Ao fim da seguinte entrevista, sobre barebacking, é possível que você esteja despido... Não, necessariamente, da camisinha. Mas de algumas idéias que relacionam o sexo sem proteção como algo típico de homossexuais.
Quem coloca esse pensamento desnudador é o psicólogo e doutorando em Ciências Humanas pela Universidade Federal de Santa Catarina Paulo Sergio Rodrigues de Paula, que vive atualmente em Paris, onde faz estágio na Université de Reims Champagne-Ardenne.
Autor do livro Barebacking sex: a roleta russa da AIDS? Sexualidade, sexo e risco na mídia impressa e na Internet (2010, Editora Multifoco), Paulo critica empresários gays brasileiros que não distribuem camisinha e gel lubrificante para os clientes, contrapõe quem alia a prática apenas a gays (héteros também fazem), e não crê no aumento de sexo sem camisinha, mas sim no “outing” de seus adeptos.
Qual a origem do barebacking como movimento?
A primeira vez que o termo barebacking apareceu como definição de prática sexual anal sem uso do preservativo foi em 1997, na revista norte-americana direcionada a soropositivos POZ Magazine. Foi em um artigo do militante Stephen Gerdin intitulado “My Turn: Riding Bareback”, no qual narrava a emoção de praticar sexo anal sem preservativo com homens soropositivos.

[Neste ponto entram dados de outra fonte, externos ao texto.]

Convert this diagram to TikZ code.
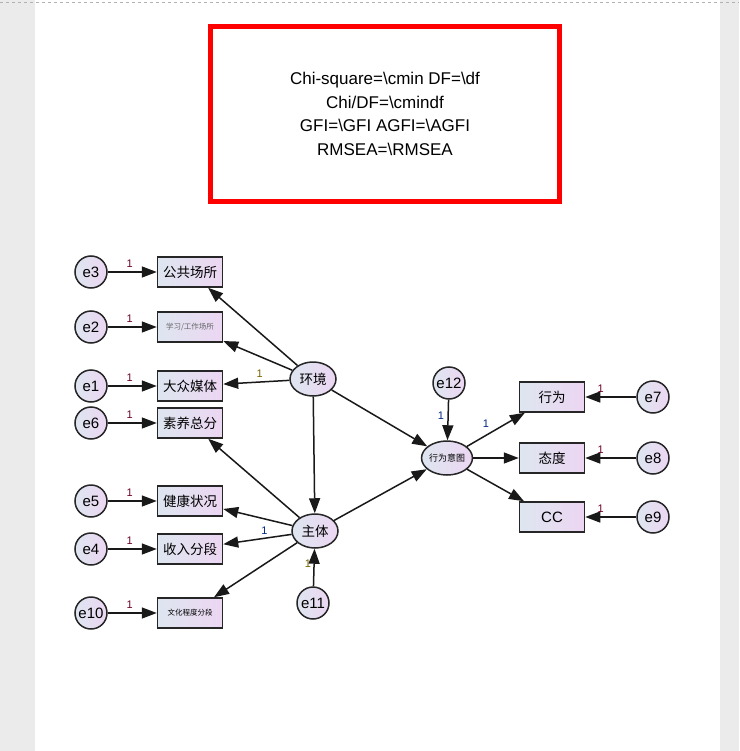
\documentclass[tikz,border=0pt]{standalone}
\usepackage{fontspec}
\setmainfont{Liberation Sans}
\newfontfamily\cjk{Noto Sans CJK SC}
\usetikzlibrary{arrows.meta,shapes.geometric}
\definecolor{fa}{RGB}{222,230,240}
\definecolor{fb}{RGB}{236,214,242}
\definecolor{lr}{RGB}{110,0,40}
\definecolor{lo}{RGB}{120,100,0}
\definecolor{lb}{RGB}{0,40,130}
\tikzset{
 sh/.style={draw=black!85,line width=1.5pt,left color=fa,right color=fb},
 obs/.style={sh,rectangle,minimum width=65pt,minimum height=30pt,inner sep=0pt,font=\cjk\fontsize{13.5}{13.5}\selectfont},
 lat/.style={sh,ellipse,minimum width=46pt,minimum height=34pt,inner sep=0pt,font=\cjk\fontsize{13.5}{13.5}\selectfont},
 err/.style={sh,circle,minimum size=32pt,inner sep=0pt,font=\fontsize{15}{15}\selectfont},
 ar/.style={-{Triangle[length=15pt,width=11pt]},line width=1.5pt,black!90},
 one/.style={font=\fontsize{11}{11}\selectfont,text=#1},
}
\begin{document}
\begin{tikzpicture}[x=1pt,y=-1pt]
\useasboundingbox (0,0) rectangle (739,751);
\fill[black!8] (0,0) rectangle (739,751);
\fill[white] (35,0) rectangle (720,751);
\draw[black!30,dashed] (0,2) -- (739,2);
\node[draw=red,line width=5pt,minimum width=349pt,minimum height=175pt,align=center,font=\fontsize{17}{23.5}\selectfont] (fit) at (385,114)
 {Chi-square=\textbackslash cmin DF=\textbackslash df\\Chi/DF=\textbackslash cmindf\\GFI=\textbackslash GFI AGFI=\textbackslash AGFI\\RMSEA=\textbackslash RMSEA};
% observed left
\node[obs] (o3) at (190,272) {公共场所};
\node[obs,font=\cjk\fontsize{7.5}{7.5}\selectfont,text=black!60] (o2) at (190,327) {学习/工作场所};
\node[obs] (o1) at (190,386) {大众媒体};
\node[obs] (o6) at (190,423) {素养总分};
\node[obs] (o5) at (190,501) {健康状况};
\node[obs] (o4) at (190,549) {收入分段};
\node[obs,font=\cjk\fontsize{7.5}{7.5}\selectfont] (o10) at (190,613) {文化程度分段};
\foreach \n/\y in {3/272,2/327,1/386,6/423,5/501,4/549,10/613}{
 \node[err] (e\n) at (91,\y) {e\n};
 \draw[ar] (e\n) -- (o\n) node[pos=0.45,above,one=lr]{1};
}
% latents
\node[lat] (hj) at (313,379) {环境};
\node[lat] (zt) at (315,531) {主体};
\node[lat,font=\cjk\fontsize{9}{9}\selectfont,minimum width=44pt] (xw) at (447,458) {行为意图};
\node[err] (e11) at (313,603) {e11};
\node[err] (e12) at (449,383) {e12};
% right observed
\node[obs] (r1) at (552,397) {行为};
\node[obs] (r2) at (552,458) {态度};
\node[obs,font=\fontsize{15}{15}\selectfont] (r3) at (552,517) {CC};
\node[err] (e7) at (653,397) {e7};
\node[err] (e8) at (653,458) {e8};
\node[err] (e9) at (653,517) {e9};
% paths
\draw[ar] (hj) -- (o3);
\draw[ar] (hj) -- (o2);
\draw[ar] (hj) -- (o1) node[pos=0.45,above,one=lo]{1};
\draw[ar] (zt) -- (o6);
\draw[ar] (zt) -- (o5);
\draw[ar] (zt) -- (o4) node[pos=0.4,above,one=lb]{1};
\draw[ar] (zt) -- (o10);
\draw[ar] (hj) -- (zt);
\draw[ar] (hj) -- (xw);
\draw[ar] (zt) -- (xw);
\draw[ar] (e11) -- (zt) node[pos=0.6,left=-1pt,one=lo]{1};
\draw[ar] (e12) -- (xw) node[pos=0.4,left,one=lb]{1};
\draw[ar] (xw) -- (r1) node[pos=0.45,above left,one=lb]{1};
\draw[ar] (xw) -- (r2);
\draw[ar] (xw) -- (r3);
\foreach \i/\e in {1/7,2/8,3/9}{
 \draw[ar] (e\e) -- (r\i) node[pos=0.7,above,one=lr]{1};
}
\end{tikzpicture}
\end{document}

Como movimento político, o barebacking sex foi criado na mesma época, também nos EUA, no final dos anos 1990, por militantes gays como uma tentativa de pressionar a liberação de verbas para pesquisas de cura da aids. Porém, este movimento não prosperou, talvez devido às inúmeras críticas que tenha recebido, dentre elas, a de que tal prática contribuía para a publicidade negativa da comunidade homossexual.
Você acha errado denominar o sexo desprotegido, mas sem cunho político de contestação de barebacking?
Atualmente existem várias definições para barebacking sex. De modo geral, o barebacking sex tem sido caracterizado por práticas sexuais sem o uso do preservativo entre homens gays, o que eu penso ser um grande equívoco. Afinal, os heterossexuais também fazem sexo sem preservativo.
Eu considero como barebacking sex o envolvimento deliberado, voluntário e consciente em práticas sexuais sem o uso do preservativo entre parceiros desconhecidos e sem nenhum tipo de vínculo afetivo, independente da orientação sexual dos envolvidos.
Manter este termo exclusivamente para sujeitos homossexuais, ou seja, homossexualizar a prática barebacking é uma forma de manter os homossexuais como pessoas anormais, portadores de distúrbios neuropsicológicos/psiquiátricos ou criminalizadores, que acabam contribuindo para a manutenção de estigmas que há séculos acompanham os indivíduos homossexuais, com críticas moralizantes e patologizadoras.
Na sua percepção, o que mais tem levado os gays e bissexuais a fazerem sexo sem proteção?
É fato que a taxa de incidência para a população de HSH (Homens que fazem sexo com homens) permanece em torno de 11 vezes maior à da população em geral. Entretanto, eu não concordo que gays e bissexuais façam muito mais sexo sem proteção que os heterossexuais, caso contrário não teríamos um aumento de casos de infecção entre as mulheres.
O que acontece atualmente é que homens gays falam mais abertamente sobre a prática do sexo sem preservativo. Por causa da pressão social e de ativistas, isso não acontecia na década de 1980.
Naquela época, quando interpelados em pesquisas sobre suas praticas sexuais, os gays se representavam e respondiam como praticantes de sexo seguro em 100% das relações, o que não acontece atualmente. Hoje, as pessoas se sentem mais à vontade com esta problemática e suas respostas são mais sinceras, correspondendo mais à realidade atual.
Como contrapor o hedonismo tão cultivado dentre o meio gay? Acho importante destacar que este hedonismo visto atualmente como uma busca pelos prazeres momentâneos surgiu apenas no Iluminismo e difere muito da concepção filosófica grega original em que o prazer era considerado o supremo bem da vida humana.
Penso que este hedonismo contemporâneo é tão praticado por gays como por não gays e mais uma vez, para mim, não é uma questão de orientação sexual, mas, sim, da forma como estamos olhando para as práticas sexuais de diferentes grupos. É muito comum escutarmos que gays são promíscuos etc. Se fizermos as contas, veremos o quão grande é a diferença entre o número de locais de sociabilidade sexuais homossexuais se comparado aos similares heterossexuais.
Sendo mais claro, qual a proporção de prostíbulos heterossexuais existentes para cada sauna gay e/ou afins? Não quero ser simplório, trata-se de apenas um exemplo, pois sei que a questão é muito mais complexa, mas, resumindo, ou todos são hedonistas ou ninguém o é.